Sin alivio en el asesinato de ambientalistas en el país
EL DOLOR ES DIFÍCIL DE PROCESAR. En los últimos 10 años, Colombia ha aportado 322 de los 1.731 ambientalistas asesinados en todo el mundo. Ese poco más del 18 % nos ubica, después de Brasil, como el segundo país más peligroso en el mundo para abogar por los usos responsables de la tierra y la sostenibilidad. Solo el año pasado, según las cifras de Global Witness que llevan el rastro de estos crímenes, en Colombia asesinaron a 33 activistas ambientales, apenas superados por México, que presentó la horrible cifra de 54 personas asesinadas. Veníamos, por cierto, de una serie de crímenes increíble: en 2019 ocurrieron 64 homicidios de ambientalistas y en 2020 fueron 65. Por donde se le mire, se trata de una crisis humanitaria.

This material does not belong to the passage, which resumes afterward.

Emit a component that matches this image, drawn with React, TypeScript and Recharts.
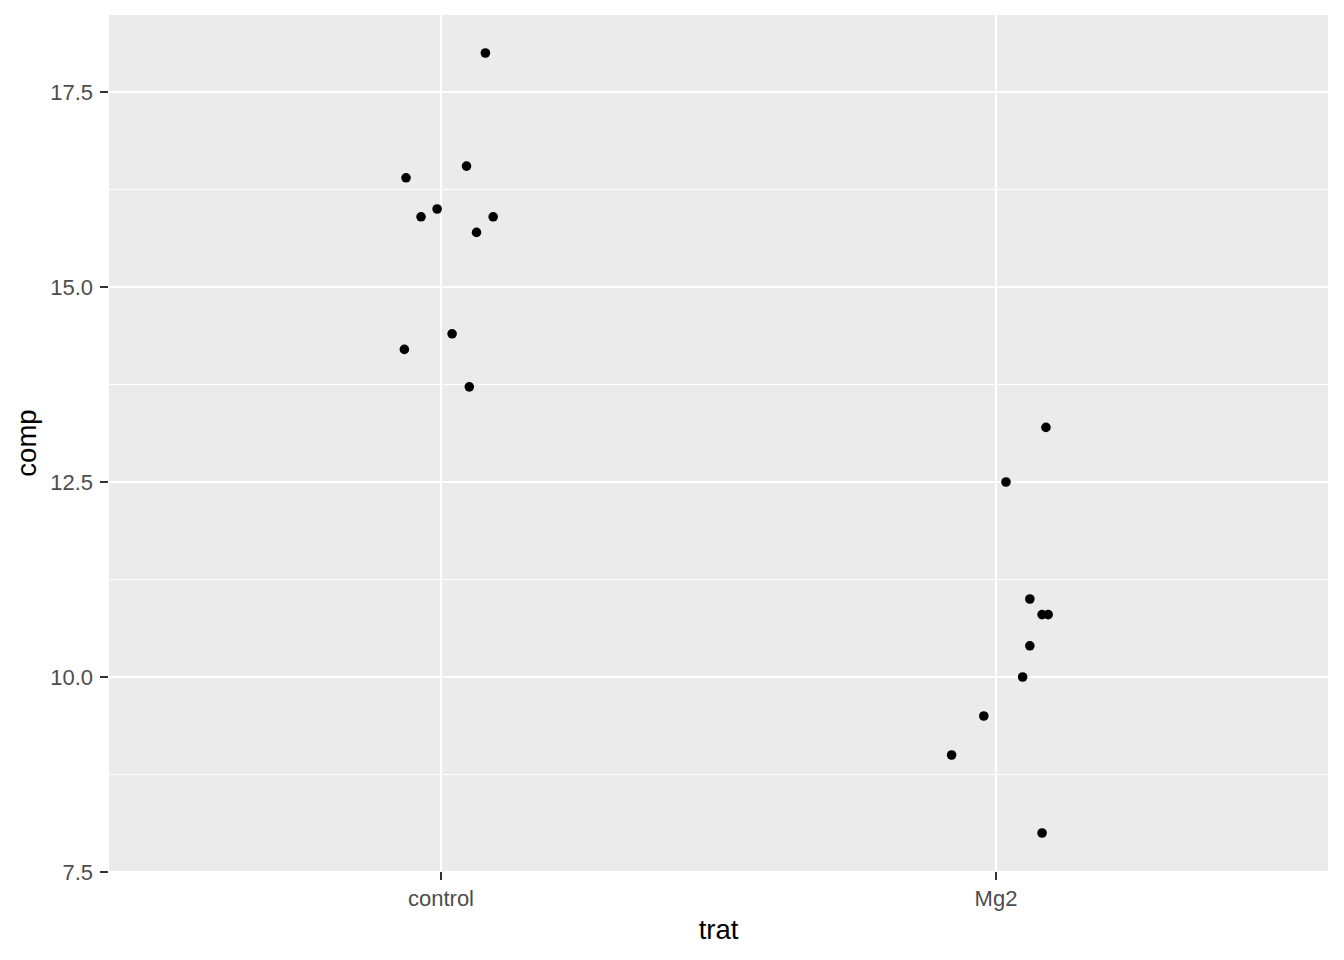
import React from 'react';
import { ScatterChart, Scatter, XAxis, YAxis, CartesianGrid } from 'recharts';

// groups on the discrete x axis (1 = control, 2 = Mg2)
const categories = ['control', 'Mg2'];

// jittered x positions and comp values
const controlX = [1.08, 0.937, 1.046, 0.964, 0.993, 1.094, 1.064, 1.02, 0.934, 1.051];
const controlComp = [18.0, 16.4, 16.55, 15.9, 16.0, 15.9, 15.7, 14.4, 14.2, 13.72];

const mg2X = [2.09, 2.018, 2.061, 2.083, 2.094, 2.061, 2.048, 1.978, 1.92, 2.083];
const mg2Comp = [13.2, 12.5, 11.0, 10.8, 10.8, 10.4, 10.0, 9.5, 9.0, 8.0];

const yTicks = [7.5, 10, 12.5, 15, 17.5];
const yMinor = [8.75, 11.25, 13.75, 16.25];

const points = [
    ...controlX.map((x, i) => ({ x, comp: controlComp[i] })),
    ...mg2X.map((x, i) => ({ x, comp: mg2Comp[i] })),
];

const font = '"Liberation Sans", Arial, sans-serif';
const tickStyle = { fill: '#4D4D4D', fontSize: 22, fontFamily: font };

const Dot = (props: any) => <circle cx={props.cx} cy={props.cy} r={4.8} fill="#000" />;

export default function App() {
    return (
        <div style={{ position: 'absolute', left: 0, top: 0, background: '#fff' }}>
            <ScatterChart width={1344} height={960} margin={{ top: 14, right: 15, bottom: 0, left: 0 }}>
                <CartesianGrid
                    fill="#EBEBEB"
                    stroke="#fff"
                    strokeWidth={1}
                    vertical={false}
                    horizontalValues={yMinor}
                />
                <CartesianGrid stroke="#fff" strokeWidth={2} />
                <XAxis
                    type="number"
                    dataKey="x"
                    domain={[0.4, 2.6]}
                    ticks={[1, 2]}
                    tickFormatter={(v: number) => categories[v - 1]}
                    axisLine={false}
                    tickLine={{ stroke: '#333333', strokeWidth: 2 }}
                    tickSize={8}
                    tickMargin={10}
                    height={88}
                    tick={tickStyle}
                    label={{ value: 'trat', position: 'insideBottom', offset: 21, fill: '#000', fontSize: 27.5, fontFamily: font }}
                />
                <YAxis
                    type="number"
                    dataKey="comp"
                    domain={[7.5, 18.5]}
                    ticks={yTicks}
                    tickFormatter={(v: number) => v.toFixed(1)}
                    axisLine={false}
                    tickLine={{ stroke: '#333333', strokeWidth: 2 }}
                    tickSize={8}
                    tickMargin={7}
                    width={108}
                    tick={tickStyle}
                    label={{ value: 'comp', angle: -90, position: 'insideLeft', offset: 26, fill: '#000', fontSize: 27.5, fontFamily: font, style: { textAnchor: 'middle' } }}
                />
                <Scatter data={points} fill="#000" shape={Dot} isAnimationActive={false} />
            </ScatterChart>
        </div>
    );
}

Detrás de los asesinatos están los sospechosos habituales: la minería ilegal, que necesita expandirse siempre; los cultivos ilícitos de droga, que no respetan ningún tipo de oposición, y ese expansionismo extractivista que se alía con los actores armados al margen de la ley para violentar a cualquier persona que les apueste a las instituciones y a la democracia. Las víctimas también son conocidas: la mitad de las personas asesinadas el año pasado pertenecían a grupos indígenas, todas eran vulnerables en zonas donde el Estado no ejerce control efectivo. Por ejemplo, como contamos en El Espectador, Sandra Liliana Peña Chocué era una indígena nasa que se oponía a los cultivos ilícitos de coca en el Cauca y un día hombres armados la sacaron de su casa para asesinarla. Colombia le falla a su población más indefensa.
Esa reducción en asesinatos entre 2020 (65) y el 2021 (33) no es para celebrar. Como explica Global Witness, “las cifras actuales siguen siendo impactantes y, aunque estos datos pueden ir y venir cada año, siguen siendo muy altos”. Los defensores saben que su trabajo es una actividad de alto riesgo. Lo explica Óscar Sampayo, defensor ambiental: “Las consecuencias de la violencia se sienten particularmente en los grupos más vulnerables, incluidos los pequeños agricultores y los pueblos indígenas”.
¿Qué hacemos ante tanta tragedia y frustración? Hay tres cambios en la estrategia impulsada desde el Gobierno Nacional que dan por lo menos la esperanza de probar una nueva aproximación. Desde el Ministerio de Agricultura se adelanta una ambiciosa agenda de titulación que hace poco otorgó 681.372 hectáreas de tierra que beneficiarán a campesinos, indígenas y afrodescendientes. Por su parte, el presidente Gustavo Petro ha iniciado acercamientos con las comunidades cocaleras para ofrecerles un pacto de no persecución y regulación de la hoja de coca, así como el impulso decidido a la sustitución voluntaria, lo que esperamos disminuya los índices de violencia. Por último, avanza en el Congreso, al fin, la ratificación del Acuerdo de Escazú, un mecanismo internacional que desarrolla herramientas para proteger a los ambientalistas que están en mayor riesgo.
¿Será suficiente? Está por verse, pero mientras no haya un monopolio de la fuerza en el Estado es difícil pensar en que la violencia cederá por completo. Lo que sí es claro es que esta debería ser una de las prioridades del Gobierno. No podemos soportar, año tras año, tantos muertos.
‘‘La reducción en asesinatos entre 2020 (65) y 2021 (33) no es para celebrar. Como explica Global Witness, «aunque estos datos pueden ir y venir cada año, siguen siendo muy altos».